The given problem asks us to simplify a complex fraction. A complex fraction is a fraction where the numerator, denominator, or both contain fractions. The expression to simplify is:
$$\frac{\frac{4}{3x+6}}{2+\frac{x}{x+2}}$$
To simplify this, we need to simplify the numerator and the denominator separately, and then perform the division.

**step2** Simplifying the denominator

Let's first simplify the denominator of the main fraction: $$2+\frac{x}{x+2}$$.
To add a whole number and a fraction, we need to find a common denominator. We can write the whole number $$2$$ as a fraction: $$\frac{2}{1}$$.
The common denominator for $$\frac{2}{1}$$ and $$\frac{x}{x+2}$$ is $$(x+2)$$.
So, we rewrite $$\frac{2}{1}$$ as $$\frac{2 \times (x+2)}{1 \times (x+2)} = \frac{2(x+2)}{x+2}$$.
Now, we can add the fractions in the denominator:
$$\frac{2(x+2)}{x+2} + \frac{x}{x+2} = \frac{2(x+2) + x}{x+2}$$
Distribute the $$2$$ in the numerator:
$$\frac{2x + 4 + x}{x+2}$$
Combine the like terms ($$2x$$ and $$x$$):
$$\frac{3x+4}{x+2}$$
So, the simplified denominator is $$\frac{3x+4}{x+2}$$.
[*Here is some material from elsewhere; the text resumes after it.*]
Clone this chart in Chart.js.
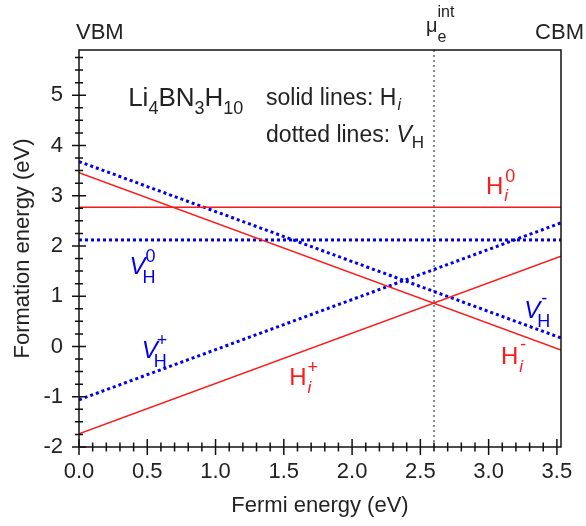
<!DOCTYPE html>
<html>
<head>
<meta charset="utf-8">
<script src="https://cdn.jsdelivr.net/npm/chart.js@4.4.1/dist/chart.umd.min.js"></script>
<style>
  html, body { margin: 0; padding: 0; background: #fff; }
  #wrap { width: 586px; height: 526px; }
</style>
</head>
<body>
<div id="wrap"><canvas id="formationEnergy" width="586" height="526"></canvas></div>
<script>
// Fermi level range (eV): VBM at 0, CBM at the right edge
const fermiEnds = [0, 3.53];
const muInt = 2.6;
const yRange = [-2, 5.9];

// formation energies (eV) at the two ends of the Fermi range
const hiNeutral = [2.77, 2.77];
const hiPlus = [-1.735, 1.795];
const hiMinus = [3.46, -0.07];
const vhNeutral = [2.12, 2.12];
const vhPlus = [-1.06, 2.46];
const vhMinus = [3.68, 0.17];

const xTicks = [0, 0.5, 1, 1.5, 2, 2.5, 3, 3.5];
const yTicks = [-2, -1, 0, 1, 2, 3, 4, 5];

const fam = '"Liberation Sans", Arial, Helvetica, sans-serif';
const RED = '#ff1a1a';
const BLUE = '#0000f0';

function pts(ys) {
  return fermiEnds.map((x, i) => ({x: x, y: ys[i]}));
}
function solid(data) {
  return {data: pts(data), borderColor: RED, borderWidth: 1.5, pointRadius: 0, fill: false};
}
function dotted(data) {
  return {data: pts(data), borderColor: BLUE, borderWidth: 3, borderDash: [3, 3], pointRadius: 0, fill: false};
}

function fnt(size, it) {
  return (it ? 'italic ' : '') + size + 'px ' + fam;
}

// draw text runs (sub/superscripts); stack:true puts a run under the previous one
function drawRuns(ctx, x, y, runs, color) {
  ctx.fillStyle = color;
  ctx.textAlign = 'left';
  ctx.textBaseline = 'alphabetic';
  let cx = x, lastStart = x;
  runs.forEach(r => {
    ctx.font = fnt(r.s, r.it);
    const start = r.stack ? lastStart : cx;
    const dx = r.dx || 0;
    ctx.fillText(r.t, start + dx, y + (r.dy || 0));
    const end = start + dx + ctx.measureText(r.t).width;
    if (r.stack) {
      cx = Math.max(cx, end);
    } else {
      lastStart = start;
      cx = end;
    }
  });
}

// labels in data coordinates
const labels = [
  {x: 0.36, y: 4.78, c: '#222', runs: [
    {t: 'Li', s: 26}, {t: '4', s: 18, dy: 8}, {t: 'BN', s: 26}, {t: '3', s: 18, dy: 8},
    {t: 'H', s: 26}, {t: '10', s: 18, dy: 8}]},
  {x: 1.37, y: 4.81, c: '#222', runs: [{t: 'solid lines: H', s: 23}, {t: 'i', s: 16, it: true, dy: 5, dx: 1}]},
  {x: 1.37, y: 4.06, c: '#222', runs: [{t: 'dotted lines: ', s: 23}, {t: 'V', s: 23, it: true}, {t: 'H', s: 17, dy: 6}]},
  {x: 2.98, y: 3.03, c: RED, runs: [{t: 'H', s: 24}, {t: '0', s: 18, dy: -12, dx: 2}, {t: 'i', s: 17, it: true, dy: 7, dx: 1, stack: true}]},
  {x: 0.37, y: 1.45, c: BLUE, runs: [{t: 'V', s: 24, it: true}, {t: '0', s: 18, dy: -12, dx: 0}, {t: 'H', s: 18, dy: 9, dx: -3, stack: true}]},
  {x: 0.46, y: -0.22, c: BLUE, runs: [{t: 'V', s: 24, it: true}, {t: '+', s: 18, dy: -12, dx: -1}, {t: 'H', s: 18, dy: 9, dx: -4, stack: true}]},
  {x: 1.54, y: -0.76, c: RED, runs: [{t: 'H', s: 24}, {t: '+', s: 18, dy: -12, dx: 1}, {t: 'i', s: 17, it: true, dy: 8, dx: 1, stack: true}]},
  {x: 3.26, y: 0.56, c: BLUE, runs: [{t: 'V', s: 24, it: true}, {t: '-', s: 18, dy: -14, dx: 1}, {t: 'H', s: 18, dy: 9, dx: -3, stack: true}]},
  {x: 3.09, y: -0.34, c: RED, runs: [{t: 'H', s: 24}, {t: '-', s: 18, dy: -14, dx: 2}, {t: 'i', s: 17, it: true, dy: 8, dx: 1, stack: true}]}
];

const framePlugin = {
  id: 'frame',
  afterDraw(chart) {
    const ctx = chart.ctx;
    const a = chart.chartArea;
    const xs = chart.scales.x, ys = chart.scales.y;
    ctx.save();
    ctx.strokeStyle = '#111';
    ctx.lineWidth = 1.5;
    ctx.strokeRect(a.left, a.top, a.right - a.left, a.bottom - a.top);

    // ticks crossing the axes
    ctx.beginPath();
    for (let k = 0; k * 0.1 <= fermiEnds[1] + 1e-9; k++) {
      const px = xs.getPixelForValue(k * 0.1);
      const len = k % 5 === 0 ? 8 : 4.5;
      ctx.moveTo(px, a.bottom - len);
      ctx.lineTo(px, a.bottom + len);
    }
    for (let k = 0; yRange[0] + k * 0.25 <= yRange[1] + 1e-9; k++) {
      const py = ys.getPixelForValue(yRange[0] + k * 0.25);
      const len = k % 4 === 0 ? 7 : 4;
      ctx.moveTo(a.left - len, py);
      ctx.lineTo(a.left + len, py);
    }
    ctx.stroke();

    // band-edge labels on top
    ctx.fillStyle = '#222';
    ctx.font = fnt(22);
    ctx.textBaseline = 'alphabetic';
    ctx.textAlign = 'left';
    ctx.fillText('VBM', xs.getPixelForValue(fermiEnds[0]) - 3, a.top - 11);
    ctx.textAlign = 'right';
    ctx.fillText('CBM', chart.width - 2, a.top - 11);
    const mx = xs.getPixelForValue(muInt);
    drawRuns(ctx, mx - 8, a.top - 18, [
      {t: '\u03bc', s: 20}, {t: 'e', s: 16, dy: 10}, {t: 'int', s: 16, dy: -15, stack: true}], '#222');

    labels.forEach(l => {
      drawRuns(ctx, xs.getPixelForValue(l.x), ys.getPixelForValue(l.y), l.runs, l.c);
    });
    ctx.restore();
  }
};

new Chart(document.getElementById('formationEnergy'), {
  type: 'line',
  data: {
    datasets: [
      solid(hiNeutral), solid(hiPlus), solid(hiMinus),
      dotted(vhNeutral), dotted(vhPlus), dotted(vhMinus),
      {
        data: [{x: muInt, y: yRange[0]}, {x: muInt, y: yRange[1]}],
        borderColor: '#666', borderWidth: 1.5, borderDash: [2, 3], pointRadius: 0, fill: false
      }
    ]
  },
  plugins: [framePlugin],
  options: {
    responsive: false,
    animation: false,
    layout: {padding: {top: 50, right: 25, left: 0, bottom: 0}},
    plugins: {legend: {display: false}, tooltip: {enabled: false}},
    scales: {
      x: {
        type: 'linear',
        min: fermiEnds[0],
        max: fermiEnds[1],
        afterBuildTicks: s => { s.ticks = xTicks.map(v => ({value: v})); },
        afterFit: s => { s.height = 79; },
        grid: {display: false, drawTicks: false},
        border: {display: false},
        ticks: {
          padding: 12,
          color: '#222',
          font: {family: fam, size: 22},
          maxRotation: 0,
          callback: v => Number(v).toFixed(1)
        },
        title: {display: true, text: 'Fermi energy (eV)', color: '#222',
          font: {family: fam, size: 22}, padding: {top: 0, bottom: 7}}
      },
      y: {
        type: 'linear',
        min: yRange[0],
        max: yRange[1],
        afterBuildTicks: s => { s.ticks = yTicks.map(v => ({value: v})); },
        afterFit: s => { s.width = 79; },
        grid: {display: false, drawTicks: false},
        border: {display: false},
        ticks: {
          padding: 16,
          color: '#222',
          font: {family: fam, size: 22},
          callback: v => String(v)
        },
        title: {display: true, text: 'Formation energy (eV)', color: '#222',
          font: {family: fam, size: 22}, padding: {top: 10, bottom: 0}}
      }
    }
  }
});
</script>
</body>
</html>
**step3** Simplifying the numerator

Next, let's simplify the numerator of the main fraction: $$\frac{4}{3x+6}$$.
We observe that the denominator $$3x+6$$ has a common factor of $$3$$. We can factor out $$3$$ from $$3x+6$$:
$$3x+6 = 3(x+2)$$
So, the numerator becomes:
$$\frac{4}{3(x+2)}$$

**step4** Dividing the simplified numerator by the simplified denominator

Now we have the simplified numerator and denominator:
Numerator: $$\frac{4}{3(x+2)}$$
Denominator: $$\frac{3x+4}{x+2}$$
The original complex fraction can be rewritten as:
$$\frac{\frac{4}{3(x+2)}}{\frac{3x+4}{x+2}}$$
To divide by a fraction, we multiply by its reciprocal. The reciprocal of $$\frac{3x+4}{x+2}$$ is $$\frac{x+2}{3x+4}$$.
So, we perform the multiplication:
$$\frac{4}{3(x+2)} \times \frac{x+2}{3x+4}$$

**step5** Final simplification

Now, we look for common factors in the numerator and denominator that can be cancelled out. We can see that $$(x+2)$$ appears in both the numerator and the denominator of the multiplied expression:
$$\frac{4}{3 \times \cancel{(x+2)}} \times \frac{\cancel{(x+2)}}{3x+4}$$
After cancelling the common factor, we are left with:
$$\frac{4}{3 \times (3x+4)}$$
Finally, multiply the terms in the denominator:
$$\frac{4}{9x+12}$$
This is the simplified form of the given expression.